When my brothers called to propose a round of golf last month, I didn’t hesitate to say yes. I don’t get to play all that often; maybe five times a year, if I’m lucky. This day would be special. For the first time, I’d play with part of my inheritance: my Dad’s clubs. On his favorite course.
A few years ago, I turned down two invitations to play golf with Dad and my two brothers. I suppose I was too busy with work concerns. Now, a year after Dad’s death, I reflect on those lost opportunities with some regret.

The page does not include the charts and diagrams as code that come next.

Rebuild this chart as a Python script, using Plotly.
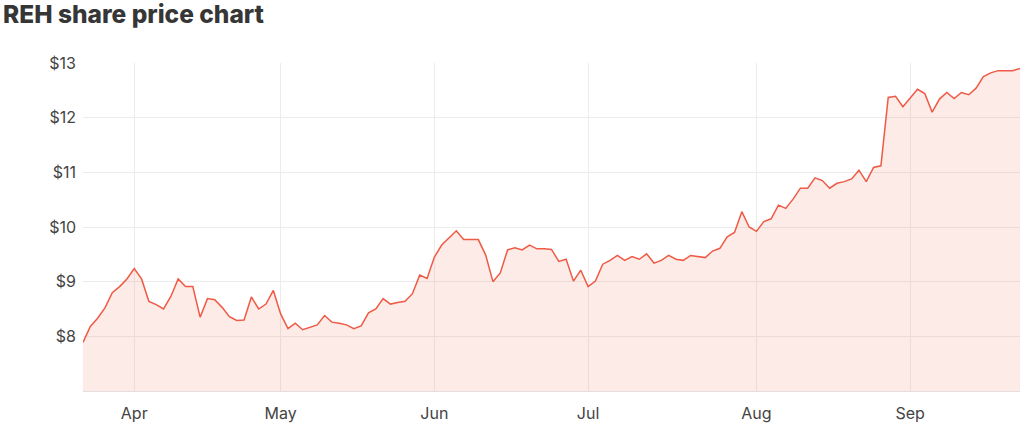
import plotly.graph_objects as go

# Closing prices (AUD), one per trading day
prices = [
    7.89, 8.18, 8.33, 8.52, 8.80, 8.91, 9.05, 9.24, 9.05, 8.64,
    8.58, 8.50, 8.73, 9.05, 8.91, 8.91, 8.35, 8.69, 8.67, 8.53,
    8.36, 8.29, 8.30, 8.72, 8.50, 8.59, 8.84, 8.41, 8.14, 8.24,
    8.12, 8.16, 8.21, 8.38, 8.26, 8.24, 8.21, 8.14, 8.19, 8.43,
    8.50, 8.69, 8.59, 8.62, 8.64, 8.78, 9.12, 9.06, 9.45, 9.67,
    9.80, 9.93, 9.77, 9.77, 9.77, 9.49, 9.00, 9.16, 9.58, 9.62,
    9.58, 9.67, 9.60, 9.60, 9.59, 9.37, 9.41, 9.01, 9.21, 8.91,
    9.01, 9.32, 9.39, 9.48, 9.39, 9.46, 9.41, 9.51, 9.34, 9.39,
    9.48, 9.41, 9.39, 9.48, 9.46, 9.44, 9.56, 9.61, 9.82, 9.90,
    10.28, 10.00, 9.92, 10.10, 10.15, 10.40, 10.34, 10.51, 10.71, 10.71,
    10.90, 10.85, 10.71, 10.80, 10.83, 10.88, 11.04, 10.83, 11.09, 11.12,
    12.37, 12.39, 12.20, 12.37, 12.52, 12.44, 12.10, 12.34, 12.46, 12.35,
    12.46, 12.42, 12.54, 12.75, 12.82, 12.86, 12.86, 12.86, 12.90,
]
day_index = list(range(len(prices)))

# First trading day of each month (index into prices) and its label
month_start_index = [7, 27, 48, 69, 92, 113]
month_labels = ["Apr", "May", "Jun", "Jul", "Aug", "Sep"]

y_ticks = [8, 9, 10, 11, 12, 13]
y_tick_labels = ["$8", "$9", "$10", "$11", "$12", "$13"]

LINE = "#ef5a45"
FILL = "rgba(239,90,69,0.12)"
GRID = "#ececec"
TEXT = "#444444"
FONT = "Inter, 'Open Sans', sans-serif"

fig = go.Figure(
    go.Scatter(
        x=day_index,
        y=prices,
        mode="lines",
        line=dict(color=LINE, width=1.5),
        fill="tozeroy",
        fillcolor=FILL,
        hoverinfo="skip",
    )
)

fig.update_layout(
    width=1024,
    height=427,
    margin=dict(l=83, r=4, t=63, b=36),
    paper_bgcolor="white",
    plot_bgcolor="white",
    showlegend=False,
    font=dict(family=FONT, color=TEXT, size=16),
    title=dict(
        text="REH share price chart",
        x=0.003,
        xanchor="left",
        xref="container",
        y=1 - 14 / 427,
        yanchor="middle",
        yref="container",
        font=dict(family=FONT, size=24.5, color="#363636", weight=800),
    ),
)

fig.update_xaxes(
    range=[0, len(prices) - 1],
    tickmode="array",
    tickvals=month_start_index,
    ticktext=month_labels,
    showgrid=True,
    gridcolor=GRID,
    gridwidth=1,
    zeroline=False,
    showline=True,
    linecolor="#e6dede",
    linewidth=1,
    ticks="",
    ticklabelstandoff=8,
    tickfont=dict(family=FONT, size=16, color=TEXT),
)

fig.update_yaxes(
    range=[7, 13],
    tickmode="array",
    tickvals=y_ticks,
    ticktext=y_tick_labels,
    showgrid=True,
    gridcolor=GRID,
    gridwidth=1,
    zeroline=False,
    showline=False,
    ticks="",
    ticklabelstandoff=6,
    tickfont=dict(family=FONT, size=16, color=TEXT),
)

fig.write_html(
    "out.html",
    config={"displayModeBar": False, "staticPlot": True},
    post_script="document.body.style.margin='0';document.body.style.overflow='hidden';",
)
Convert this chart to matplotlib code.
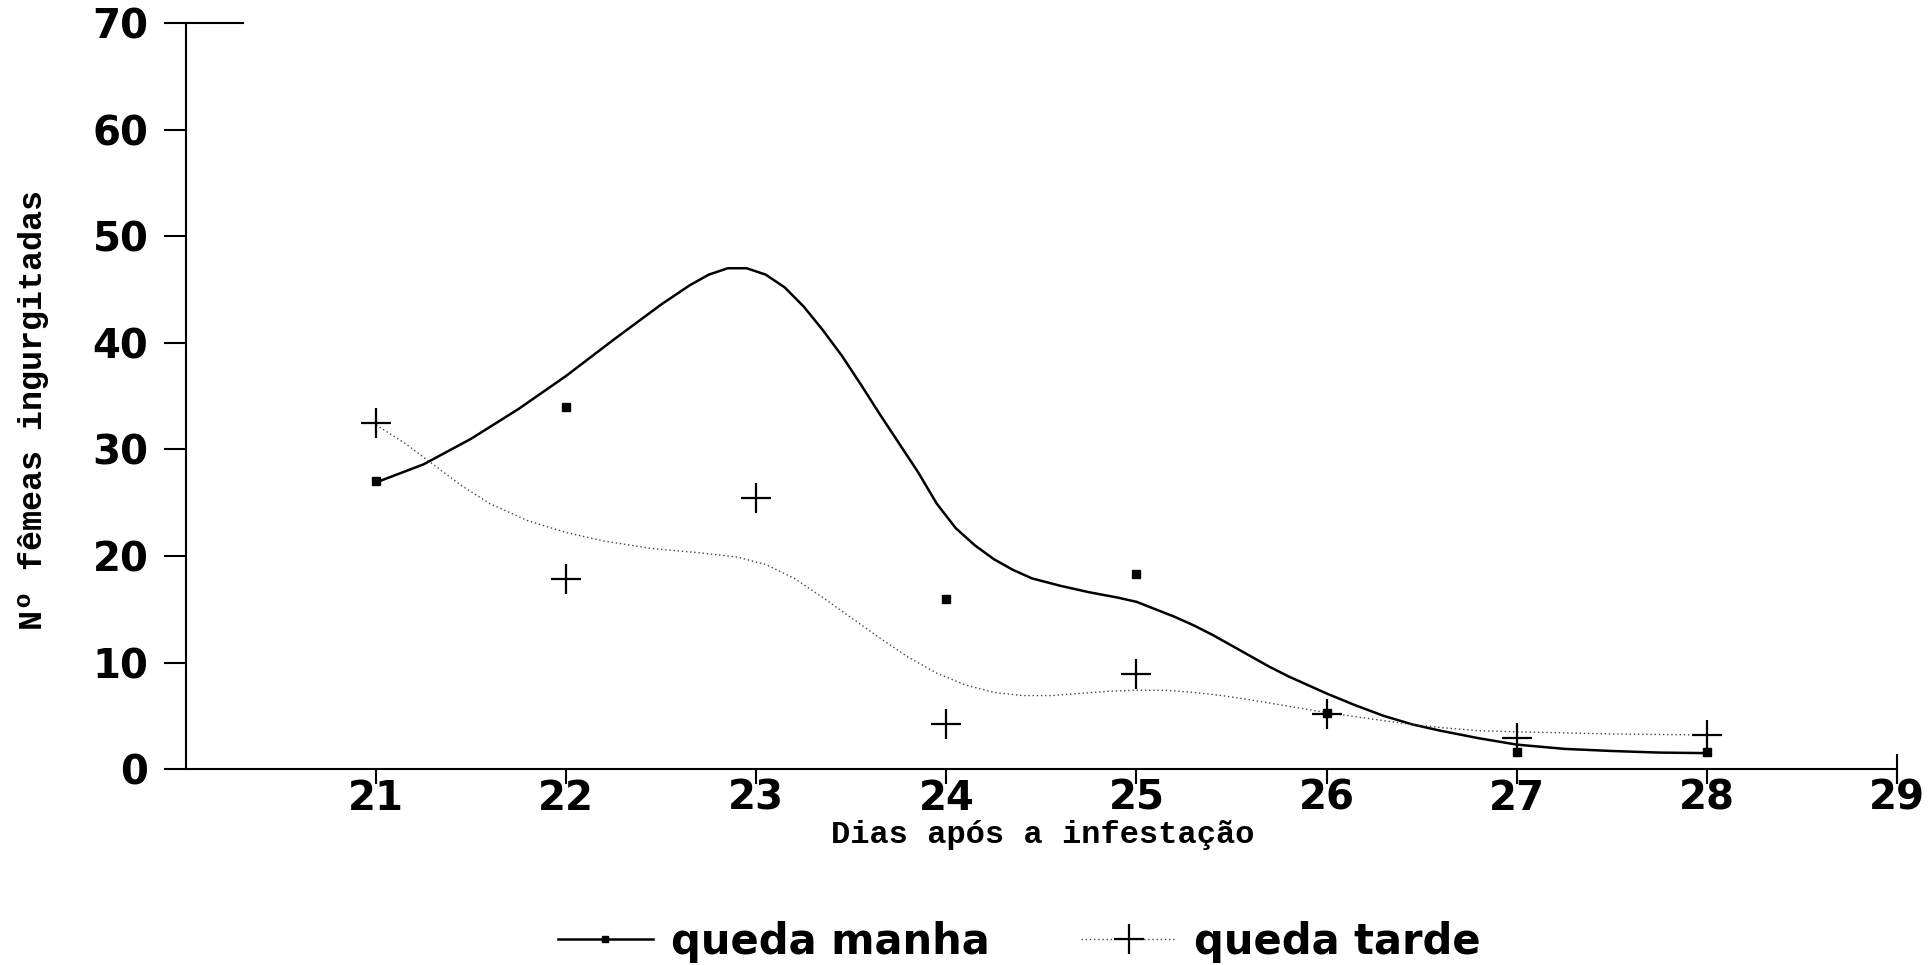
import numpy as np
import matplotlib.pyplot as plt
from matplotlib.lines import Line2D

# dias após a infestação
dias = [21, 22, 23, 24, 25, 26, 27, 28]

# observações (queda manha sem ponto visível no dia 23)
manha = [27, 34, np.nan, 16, 18.3, 5.3, 1.6, 1.6]
tarde = [32.5, 17.8, 25.4, 4.2, 8.9, 5.2, 2.9, 3.2]

# curvas ajustadas
curva_manha_x = [21.0, 21.25, 21.5, 21.75, 22.0, 22.25, 22.5, 22.65, 22.75, 22.85,
                 22.95, 23.05, 23.15, 23.25, 23.35, 23.45, 23.55, 23.65, 23.75, 23.85,
                 23.95, 24.05, 24.15, 24.25, 24.35, 24.45, 24.6, 24.75, 24.9, 25.0,
                 25.1, 25.2, 25.3, 25.4, 25.5, 25.6, 25.7, 25.8, 25.9, 26.0,
                 26.15, 26.3, 26.45, 26.6, 26.8, 27.0, 27.25, 27.5, 27.75, 28.0]
curva_manha_y = [26.9, 28.6, 31.0, 33.8, 36.9, 40.3, 43.6, 45.4, 46.4, 47.0,
                 47.0, 46.4, 45.2, 43.4, 41.2, 38.8, 36.1, 33.3, 30.6, 27.9,
                 24.9, 22.6, 21.0, 19.7, 18.7, 17.9, 17.2, 16.6, 16.1, 15.7,
                 15.0, 14.3, 13.5, 12.6, 11.6, 10.6, 9.6, 8.7, 7.9, 7.1,
                 6.0, 5.0, 4.2, 3.6, 2.9, 2.3, 1.9, 1.7, 1.55, 1.5]

curva_tarde_x = [21.0, 21.15, 21.3, 21.45, 21.6, 21.8, 22.0, 22.2, 22.45, 22.7,
                 22.9, 23.05, 23.2, 23.35, 23.5, 23.65, 23.8, 23.95, 24.1, 24.25,
                 24.4, 24.55, 24.7, 24.85, 25.0, 25.15, 25.3, 25.45, 25.6, 25.8,
                 26.0, 26.2, 26.4, 26.6, 26.8, 27.0, 27.25, 27.5, 27.75, 28.0]
curva_tarde_y = [32.3, 30.6, 28.6, 26.6, 24.9, 23.3, 22.2, 21.4, 20.7, 20.3,
                 19.9, 19.2, 17.9, 16.1, 14.2, 12.3, 10.5, 9.0, 7.9, 7.2,
                 6.9, 6.9, 7.1, 7.3, 7.4, 7.4, 7.2, 6.9, 6.5, 5.9,
                 5.3, 4.8, 4.3, 3.9, 3.6, 3.5, 3.4, 3.3, 3.25, 3.2]

xticks = [21, 22, 23, 24, 25, 26, 27, 28, 29]
yticks = [0, 10, 20, 30, 40, 50, 60, 70]

fig = plt.figure(figsize=(19.31, 9.65), dpi=100)
ax = fig.add_axes([0.0963, 0.203, 0.886, 0.773])

# curvas
ax.plot(curva_manha_x, curva_manha_y, color='black', lw=1.8,
        solid_joinstyle='round', solid_capstyle='round')
ax.plot(curva_tarde_x, curva_tarde_y, color='#444444', lw=1.0, ls=(0, (1, 2)))

# pontos
ax.plot(dias, manha, ls='none', marker='s', ms=6, color='black')
ax.plot(dias, tarde, ls='none', marker='+', ms=22, mew=1.6, color='black')

ax.set_xlim(20, 29)
ax.set_ylim(0, 70)
ax.set_xticks(xticks)
ax.set_yticks(yticks)

for s in ['top', 'right']:
    ax.spines[s].set_visible(False)
for s in ['left', 'bottom']:
    ax.spines[s].set_linewidth(1.5)

ax.tick_params(axis='x', direction='out', length=11, width=1.5, pad=-4)
ax.tick_params(axis='y', direction='out', length=16, width=1.5, pad=11)
for lab in ax.get_xticklabels() + ax.get_yticklabels():
    lab.set_fontfamily('DejaVu Sans')
    lab.set_fontweight('bold')
    lab.set_fontsize(29)

# traço no fim do eixo x e no topo do eixo y
ax.plot([29], [0], marker='|', ms=22, mew=1.5, color='black', clip_on=False)
ax.plot([20, 20.3], [70, 70], color='black', lw=1.5, clip_on=False)

ax.set_xlabel('Dias após a infestação', family='Liberation Mono', weight='bold', fontsize=23)
ax.set_ylabel('Nº fêmeas ingurgitadas', family='Liberation Mono', weight='bold', fontsize=24)
ax.xaxis.set_label_coords(0.501, -0.068)
ax.yaxis.set_label_coords(-0.080, 0.481)

handles = [
    Line2D([], [], color='black', lw=1.8, marker='s', ms=5, markevery=[1]),
    Line2D([], [], color='#444444', lw=1.0, ls=(0, (1, 2)), marker='+', ms=22,
           mew=1.6, markeredgecolor='black', markevery=[1]),
]
for h in handles:
    h.set_data([0, 0.5, 1], [0, 0, 0])
fig.legend(handles, ['queda manha', 'queda tarde'], loc='center',
           bbox_to_anchor=(0.528, 0.024), ncol=2, frameon=False,
           prop={'family': 'DejaVu Sans', 'weight': 'bold', 'size': 30},
           handlelength=2.27, handletextpad=0.44, columnspacing=2.2)

fig.savefig('out.png', dpi=100)
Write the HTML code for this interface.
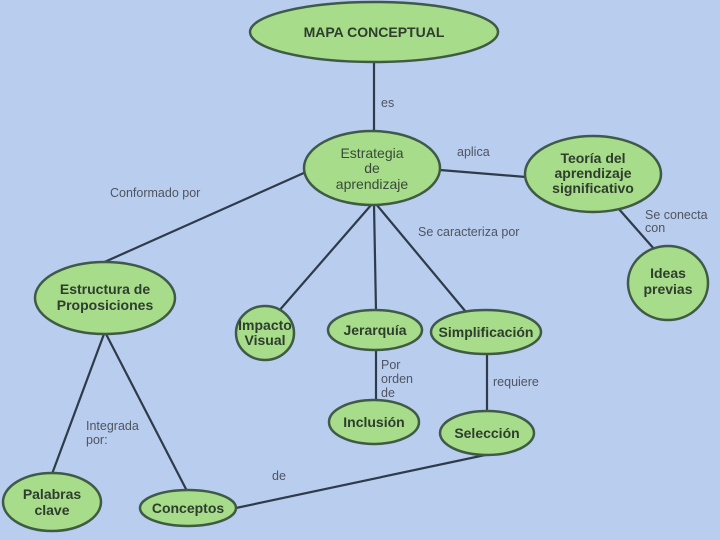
<!DOCTYPE html>
<html><head><meta charset="utf-8"><style>
html,body{margin:0;padding:0;background:#b9cdee;}
svg{display:block}
.n{fill:#a6dc8a;stroke:#3f5a46;stroke-width:2.5}
.l{stroke:#2d3b4a;stroke-width:2.2}
.t{font-family:"Liberation Sans",sans-serif;font-size:14px;font-weight:bold;fill:#2f3d2f;text-anchor:middle}
.tn{font-family:"Liberation Sans",sans-serif;font-size:14px;fill:#3a4a3a;text-anchor:middle}
.e{font-family:"Liberation Sans",sans-serif;font-size:12.5px;fill:#4f5560}
</style></head><body>
<svg width="720" height="540" viewBox="0 0 720 540">
<g class="l">
<line x1="374" y1="60" x2="374" y2="134"/>
<line x1="306" y1="172" x2="100" y2="264"/>
<line x1="440" y1="170" x2="526" y2="177"/>
<line x1="618" y1="208" x2="655" y2="250"/>
<line x1="372" y1="204" x2="278" y2="312"/>
<line x1="374" y1="204" x2="376" y2="311"/>
<line x1="376" y1="204" x2="466" y2="312"/>
<line x1="376" y1="349" x2="376" y2="401"/>
<line x1="487" y1="354" x2="487" y2="412"/>
<line x1="104" y1="334" x2="52" y2="474"/>
<line x1="106" y1="334" x2="187" y2="491"/>
<line x1="236" y1="508" x2="490" y2="454"/>
</g>
<ellipse class="n" cx="374" cy="32" rx="124" ry="30"/>
<ellipse class="n" cx="372" cy="168" rx="68" ry="37"/>
<ellipse class="n" cx="593" cy="174" rx="68" ry="38"/>
<ellipse class="n" cx="668" cy="283" rx="40" ry="37"/>
<ellipse class="n" cx="105" cy="298" rx="70" ry="36"/>
<ellipse class="n" cx="265" cy="333" rx="29" ry="27"/>
<ellipse class="n" cx="375" cy="330" rx="47" ry="20"/>
<ellipse class="n" cx="486" cy="332" rx="55" ry="22"/>
<ellipse class="n" cx="374" cy="422" rx="45" ry="22"/>
<ellipse class="n" cx="487" cy="433" rx="47" ry="22"/>
<ellipse class="n" cx="52" cy="502" rx="49" ry="29"/>
<ellipse class="n" cx="188" cy="508" rx="48" ry="18"/>
<text class="t" x="374" y="37">MAPA CONCEPTUAL</text>
<text class="tn" x="372" y="158">Estrategia</text>
<text class="tn" x="372" y="173">de</text>
<text class="tn" x="372" y="189">aprendizaje</text>
<text class="t" x="593" y="163">Teoría del</text>
<text class="t" x="593" y="178">aprendizaje</text>
<text class="t" x="593" y="193">significativo</text>
<text class="t" x="668" y="278">Ideas</text>
<text class="t" x="668" y="294">previas</text>
<text class="t" x="105" y="294">Estructura de</text>
<text class="t" x="105" y="310">Proposiciones</text>
<text class="t" x="265" y="330">Impacto</text>
<text class="t" x="265" y="345">Visual</text>
<text class="t" x="375" y="335">Jerarquía</text>
<text class="t" x="486" y="337">Simplificación</text>
<text class="t" x="374" y="427">Inclusión</text>
<text class="t" x="487" y="438">Selección</text>
<text class="t" x="52" y="499">Palabras</text>
<text class="t" x="52" y="515">clave</text>
<text class="t" x="188" y="513">Conceptos</text>
<text class="e" x="381" y="107">es</text>
<text class="e" x="457" y="156">aplica</text>
<text class="e" x="110" y="197">Conformado por</text>
<text class="e" x="418" y="236">Se caracteriza por</text>
<text class="e" x="645" y="219">Se conecta</text>
<text class="e" x="645" y="232">con</text>
<text class="e" x="381" y="369">Por</text>
<text class="e" x="381" y="383">orden</text>
<text class="e" x="381" y="397">de</text>
<text class="e" x="493" y="386">requiere</text>
<text class="e" x="86" y="430">Integrada</text>
<text class="e" x="86" y="444">por:</text>
<text class="e" x="272" y="480">de</text>
</svg>
</body></html>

There are other times—some bad, mostly good—that I associate with golf. I remember my last game with Dad. We finished the day looking out over the course with our feet resting on the dashboard of the cart. I told him I hoped to retire early, maybe about age 55. He said he and his friends had the same goal once.
“When did you change your mind?” I asked.
“When we all turned 54,” he said, smiling.
At a family funeral when I was in college, I met a distant relative, novelist Walker Percy. He invited me out to see the “western South,” and we played golf near his Covington, La., home. He then helped me land an interview and my first job at a Mississippi paper. Years later, when I read Walker was dying, I kept reminding myself to write him a note of thanks. Regrettably, I never did.
I’ll never forget the early Saturday morning in South Carolina when my friend Mike Egan and I were looking for my lost ball on a par three. We then traced a dark trail in the dewy surface of the green. It led straight to my ball—in the hole. In one.
Once, when I was in marketing The Charlotte Observer, I helped arrange an evening with Lewis Grizzard to benefit a local charity. While he was in town, I assumed the role of the paper’s goodwill ambassador and Lewis’ chauffeur. He asked if I could arrange a tee time at a local course.
When we were on the fourth hole, it began to sleet rather heavily. Lewis and I were having fun and were anxious to press on, but his manager, Tony, was tiring of angling puts around piles of ice. We retired to the clubhouse for some Irish coffees.
Lewis had another request. He asked if I knew anyone who could get him on the course at Peachtree. I told him I’d call next time I was in Atlanta—if it wasn’t sleeting. I never called.
I suppose golf is like life in some ways. If you choose to play, you’re bound to land in the rough or the sand trap or the water once in a while. Sometimes, everything goes straight down the fairway. One thing is guaranteed: you will finish the round one way or another.
On this occasion with my brothers, I had some good shots and some bad ones. I was proud to play with the clubs that Dad passed on to me. And, at least I didn’t let another opportunity to spend time with my friends or family slip away.
As my brothers and I walked away from the 18th green, a youngster was on the practice tee, preparing for his trip to the first tee and his walk around the hills and valleys and traps of the course beyond.